The wheel spindle is a foundational component within a vehicle’s suspension system, serving as the static element that supports the wheel assembly. It is essentially a fixed shaft or rod that extends outward from the suspension, providing the mounting point for the wheel bearings. This robust structure enables the wheel to rotate smoothly while simultaneously transferring the vehicle’s entire weight load to the ground. Understanding the spindle involves recognizing its dual role in both rotational mechanics and structural support for the rolling assembly.
Physical Structure and Location
The physical structure of a wheel spindle is fundamentally a non-rotating cylindrical or tapered rod extending from the suspension components. This fixed shaft provides the precise surface upon which the inner races of the wheel bearings are seated. Spindles are typically manufactured from high-strength forged steel or, in performance applications, lightweight cast aluminum to manage significant stress loads.
In vehicles utilizing modern independent suspension, the spindle is often integrated directly into a larger cast component known as the steering knuckle. The knuckle serves as the connection point for the upper and lower control arms or the MacPherson strut assembly, anchoring the spindle in place. The spindle’s fixed nature allows the wheel hub to rotate smoothly around it, while its robust construction ensures it can transfer vertical and lateral loads. For older or simpler non-driven wheels, the spindle features threads at its end to accept a central retaining nut, which secures the hub assembly and allows for adjustment of the internal bearing clearance.
Core Functions in Vehicle Dynamics
The spindle’s primary operational role is managing the complex forces encountered during vehicle motion, beginning with static load bearing. It supports the entire vertical weight of the vehicle at that corner, transferring this load through the wheel bearings to the ground contact patch. When the vehicle is in motion, the spindle must manage significant dynamic forces, including longitudinal forces generated during acceleration and braking, and high lateral forces during aggressive cornering.
Specifically, the spindle must resist the bending moment created by the tire’s offset from the bearing centerline, often referred to as the scrub radius. Providing the fixed axis of rotation, the spindle ensures the wheel spins on a consistent geometric plane, which is paramount for both directional stability and rolling efficiency. Since the spindle is rigidly mounted within the steering knuckle, it serves as the reference point for the vehicle’s suspension geometry.
The precise angle of the spindle dictates the functional settings for camber, caster, and toe, which are carefully calibrated to optimize tire contact and steering responsiveness during different driving conditions. The precise engineering of the spindle’s mounting location is instrumental in controlling dynamic load transfer across the vehicle during maneuvers. Any deflection or misalignment in the spindle assembly directly compromises the vehicle’s handling characteristics and tire wear patterns.

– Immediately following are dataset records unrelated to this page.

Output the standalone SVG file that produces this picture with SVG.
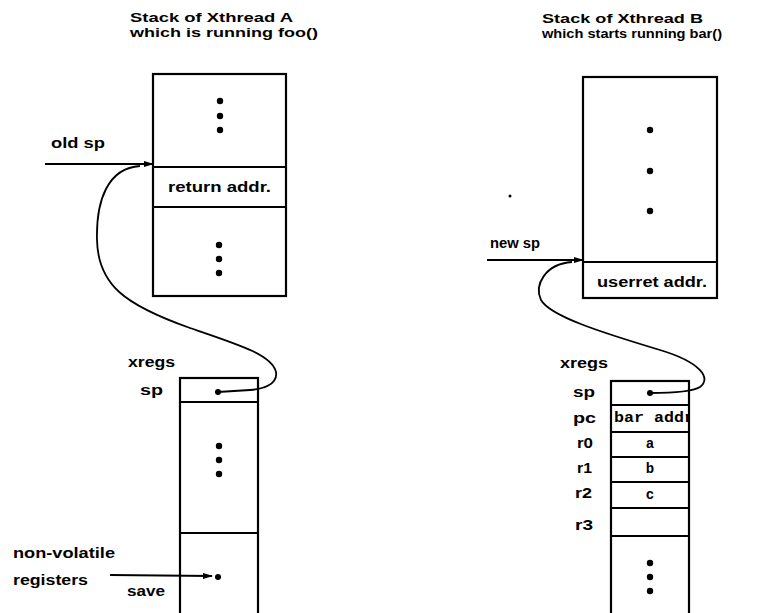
<svg xmlns="http://www.w3.org/2000/svg" width="768" height="613" viewBox="0 0 768 613">
<style>
.t{font-family:"Liberation Sans",Arial,sans-serif;font-weight:bold;font-size:14px;fill:#000}
.h{font-family:"Liberation Sans",Arial,sans-serif;font-weight:bold;font-size:13px;fill:#000}
.m{font-family:"Liberation Mono","Courier New",monospace;font-weight:bold;font-size:14px;fill:#000}
.box{fill:#fff;stroke:#000;stroke-width:2.2}
.ln{stroke:#000;stroke-width:2;fill:none}
.c{fill:none;stroke:#000;stroke-width:1.8}
</style>
<defs>
<marker id="ah" markerWidth="10" markerHeight="8" refX="9" refY="4" orient="auto" markerUnits="userSpaceOnUse">
<path d="M0,1 L10,4 L0,7 Z" fill="#000"/>
</marker>
<clipPath id="pcclip"><rect x="612" y="406" width="77" height="26"/></clipPath>
</defs>

<g id="titleA">
<text class="h" x="130" y="22" textLength="163" lengthAdjust="spacingAndGlyphs">Stack of Xthread A</text>
<text class="h" x="130" y="37" textLength="188" lengthAdjust="spacingAndGlyphs">which is running foo()</text>
</g>
<g id="titleB">
<text class="h" x="542" y="23" textLength="161" lengthAdjust="spacingAndGlyphs">Stack of Xthread B</text>
<text class="h" x="542" y="38" textLength="180" lengthAdjust="spacingAndGlyphs">which starts running bar()</text>
</g>

<g id="stackA">
<rect class="box" x="153" y="74" width="133" height="222"/>
<line class="ln" x1="153" y1="167" x2="286" y2="167"/>
<line class="ln" x1="153" y1="207" x2="286" y2="207"/>
<text class="t" x="168" y="192" textLength="103" lengthAdjust="spacingAndGlyphs">return addr.</text>
<circle cx="220" cy="101" r="3.2"/><circle cx="220" cy="116" r="3.2"/><circle cx="220" cy="130" r="3.2"/>
<circle cx="219" cy="245" r="3.2"/><circle cx="219" cy="259" r="3.2"/><circle cx="219" cy="273" r="3.2"/>
</g>

<g id="oldsp">
<text class="t" x="51" y="148" textLength="54" lengthAdjust="spacingAndGlyphs">old sp</text>
</g>

<g id="xregsA">
<text class="t" x="128" y="367" textLength="47" lengthAdjust="spacingAndGlyphs">xregs</text>
<text class="t" x="140" y="395" textLength="23" lengthAdjust="spacingAndGlyphs">sp</text>
<rect class="box" x="180" y="378" width="78" height="245"/>
<line class="ln" x1="180" y1="402" x2="258" y2="402"/>
<line class="ln" x1="180" y1="533" x2="258" y2="533"/>
<circle cx="218" cy="392" r="3"/>
<circle cx="219" cy="446" r="3.2"/><circle cx="219" cy="460" r="3.2"/><circle cx="219" cy="474" r="3.2"/>
<circle cx="218" cy="577" r="3"/>
</g>

<g id="nonvolatile">
<text class="t" x="13" y="558" textLength="102" lengthAdjust="spacingAndGlyphs">non-volatile</text>
<text class="t" x="13" y="585" textLength="75" lengthAdjust="spacingAndGlyphs">registers</text>
<text class="t" x="127" y="596" textLength="38" lengthAdjust="spacingAndGlyphs">save</text>
</g>

<g id="stackB">
<rect class="box" x="583" y="77" width="134" height="221"/>
<line class="ln" x1="583" y1="262" x2="717" y2="262"/>
<text class="t" x="597" y="287" textLength="110" lengthAdjust="spacingAndGlyphs">userret addr.</text>
<circle cx="650" cy="130" r="3.2"/><circle cx="650" cy="171" r="3.2"/><circle cx="650" cy="211" r="3.2"/>
<circle cx="510" cy="196" r="1.5"/>
</g>

<g id="newsp">
<text class="t" x="490" y="248" textLength="50" lengthAdjust="spacingAndGlyphs">new sp</text>
</g>

<g id="xregsB">
<text class="t" x="560" y="368" textLength="48" lengthAdjust="spacingAndGlyphs">xregs</text>
<text class="t" x="573" y="397" textLength="22" lengthAdjust="spacingAndGlyphs">sp</text>
<text class="t" x="573" y="423" textLength="23" lengthAdjust="spacingAndGlyphs">pc</text>
<text class="t" x="577" y="448" textLength="16" lengthAdjust="spacingAndGlyphs">r0</text>
<text class="t" x="577" y="473" textLength="15" lengthAdjust="spacingAndGlyphs">r1</text>
<text class="t" x="575" y="498" textLength="17" lengthAdjust="spacingAndGlyphs">r2</text>
<text class="t" x="575" y="530" textLength="18" lengthAdjust="spacingAndGlyphs">r3</text>
<rect class="box" x="611" y="381" width="78" height="242"/>
<line class="ln" x1="611" y1="405" x2="689" y2="405"/>
<line class="ln" x1="611" y1="432" x2="689" y2="432"/>
<line class="ln" x1="611" y1="457" x2="689" y2="457"/>
<line class="ln" x1="611" y1="482" x2="689" y2="482"/>
<line class="ln" x1="611" y1="508" x2="689" y2="508"/>
<line class="ln" x1="611" y1="536" x2="689" y2="536"/>
<circle cx="650" cy="393" r="3"/>
<text class="m" x="614" y="422" clip-path="url(#pcclip)" textLength="80" lengthAdjust="spacingAndGlyphs">bar addr</text>
<text class="m" x="650" y="448" text-anchor="middle">a</text>
<text class="m" x="650" y="473" text-anchor="middle">b</text>
<text class="m" x="650" y="499" text-anchor="middle">c</text>
<circle cx="650" cy="563" r="3.2"/><circle cx="650" cy="577" r="3.2"/><circle cx="650" cy="591" r="3.2"/>
</g>

<g id="connectors">
<line class="ln" x1="45" y1="164" x2="153" y2="164" marker-end="url(#ah)"/>
<path class="c" d="M 140 166 C 108 168, 96 200, 97 240 C 98 285, 125 305, 190 328 C 240 345, 272 355, 276 372 C 278 385, 262 389, 250 390 L 218 392"/>
<line class="ln" x1="110" y1="575" x2="212" y2="576" marker-end="url(#ah)"/>
<line class="ln" x1="487" y1="260" x2="583" y2="260" marker-end="url(#ah)"/>
<path class="c" d="M 572 262 C 545 264, 534 285, 541 300 C 550 316, 600 332, 660 350 C 700 362, 712 378, 700 387 C 692 392, 672 393, 650 393"/>
</g>
</svg>
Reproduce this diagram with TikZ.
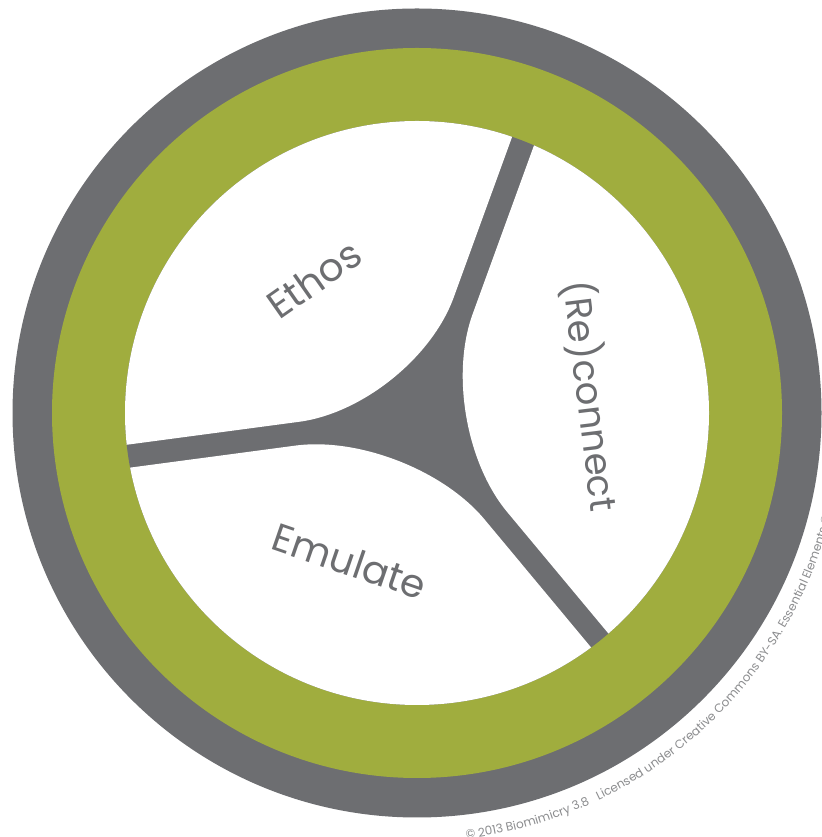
\documentclass[tikz,border=0pt]{standalone}
\usepackage{fontspec}
\setmainfont{Poppins}
\usetikzlibrary{decorations.text,calc}
\definecolor{ringgray}{RGB}{109,110,113}
\definecolor{ringgreen}{RGB}{160,173,62}
\definecolor{copygray}{RGB}{140,141,143}
\begin{document}
\begin{tikzpicture}[x=1pt,y=1pt,
  lbl/.style={text=ringgray,inner sep=0pt},
  sector/.style={fill=white,rounded corners=116pt}]
\fill[white] (0,0) rectangle (821,837);
\useasboundingbox (0,0) rectangle (821,837);
\coordinate (C) at (417,424);
\coordinate (T) at (414,424);
\fill[ringgray] (C) circle[radius=404.5];
\fill[ringgreen] (C) circle[radius=365];
\fill[ringgray] (C) circle[radius=292];
\coordinate (E0) at (414,430.5);
\coordinate (R0) at (433,414);
\coordinate (M0) at (410.3,406.7);
\begin{scope}
  \clip (C) circle[radius=292];
  \fill[sector] (585,900.5) -- (E0) -- (-81.5,364.5) -- (-300,1200) -- (585,1200) -- cycle;
  \fill[sector] (604,884) -- (R0) -- (753,30) -- (1300,30) -- (1300,884) -- cycle;
  \fill[sector] (-85,340.7) -- (M0) -- (730,22.7) -- (730,-300) -- (-85,-300) -- cycle;
\end{scope}
\node[lbl,font=\fontsize{39}{44}\selectfont,rotate=35] (ethos) at (314,558) {Ethos};
\node[lbl,font=\fontsize{37}{42}\selectfont,rotate=-83] (reconnect) at (591,441) {(Re)connect};
\node[lbl,font=\fontsize{39}{44}\selectfont,rotate=-19] (emulate) at (350,276) {Emulate};
\path[decorate,decoration={text along path,text align=left,text color=copygray,
  text={|\fontsize{12}{12}\selectfont|© 2013 Biomimicry 3.8{\ \ \ }Licensed under Creative Commons BY-SA. Essential Elements ©}}]
  ($(T)+(-83:429)$) arc[start angle=-83,end angle=20,radius=429];
\end{tikzpicture}
\end{document}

Design Variations Across Vehicle Types
The physical configuration of a wheel spindle varies significantly based on the vehicle’s drivetrain and suspension architecture. In vehicles employing a solid live axle, typically found in heavy-duty trucks or older rear-wheel-drive applications, the spindle is a simple, robust stub shaft either bolted or forged onto the end of the axle housing. This traditional design is solely a load-support component, with the drive axle shaft running parallel and connecting to the wheel flange.
Modern vehicles with independent suspension often feature a design where the term “spindle” refers more generally to the entire steering knuckle assembly, particularly in MacPherson strut systems. On a front-wheel-drive vehicle, the front spindle assembly must accommodate the constant velocity (CV) axle shaft, resulting in a hollow center bore. This allows the splined end of the driven axle to pass through the hub and secure the entire assembly with a large retaining nut, simultaneously locking the hub and transmitting torque.
The rear wheels of that same front-wheel-drive car are non-driven and utilize a much simpler fixed spindle design, which is bolted to the suspension arm and requires no central passage for a power-transmitting shaft. Conversely, a modern rear-wheel-drive car will feature the driven, hollow spindle design at the rear wheels and the simpler, fixed spindle arrangement at the non-driven front wheels. Even simpler versions exist, such as trailer spindles, which are permanently welded or fixed to a dead axle beam and are designed purely for high-capacity radial load support without any steering capability.
Spindle Versus Axle and Hub
Confusion often arises between the terms spindle, axle, and hub because of their close proximity and similar appearance within the wheel assembly. The spindle is the stationary component; it is the fixed rod that supports the entire wheel assembly and provides the axis of rotation. The wheel hub is the rotating component that fits over the spindle, houses the bearings, and provides the mounting surface for the wheel and brake rotor.
The primary distinction is function: the spindle supports the load, the hub facilitates rotation, and the axle transmits power. A drive axle shaft, or half-shaft, is the rotating rod that delivers engine torque to a driven wheel. On these applications, the drive axle typically passes through the center of the hollow spindle and hub assembly, securing the entire unit with a large central nut. In contrast, the spindle itself never rotates, differentiating it from the hub and the axle shaft.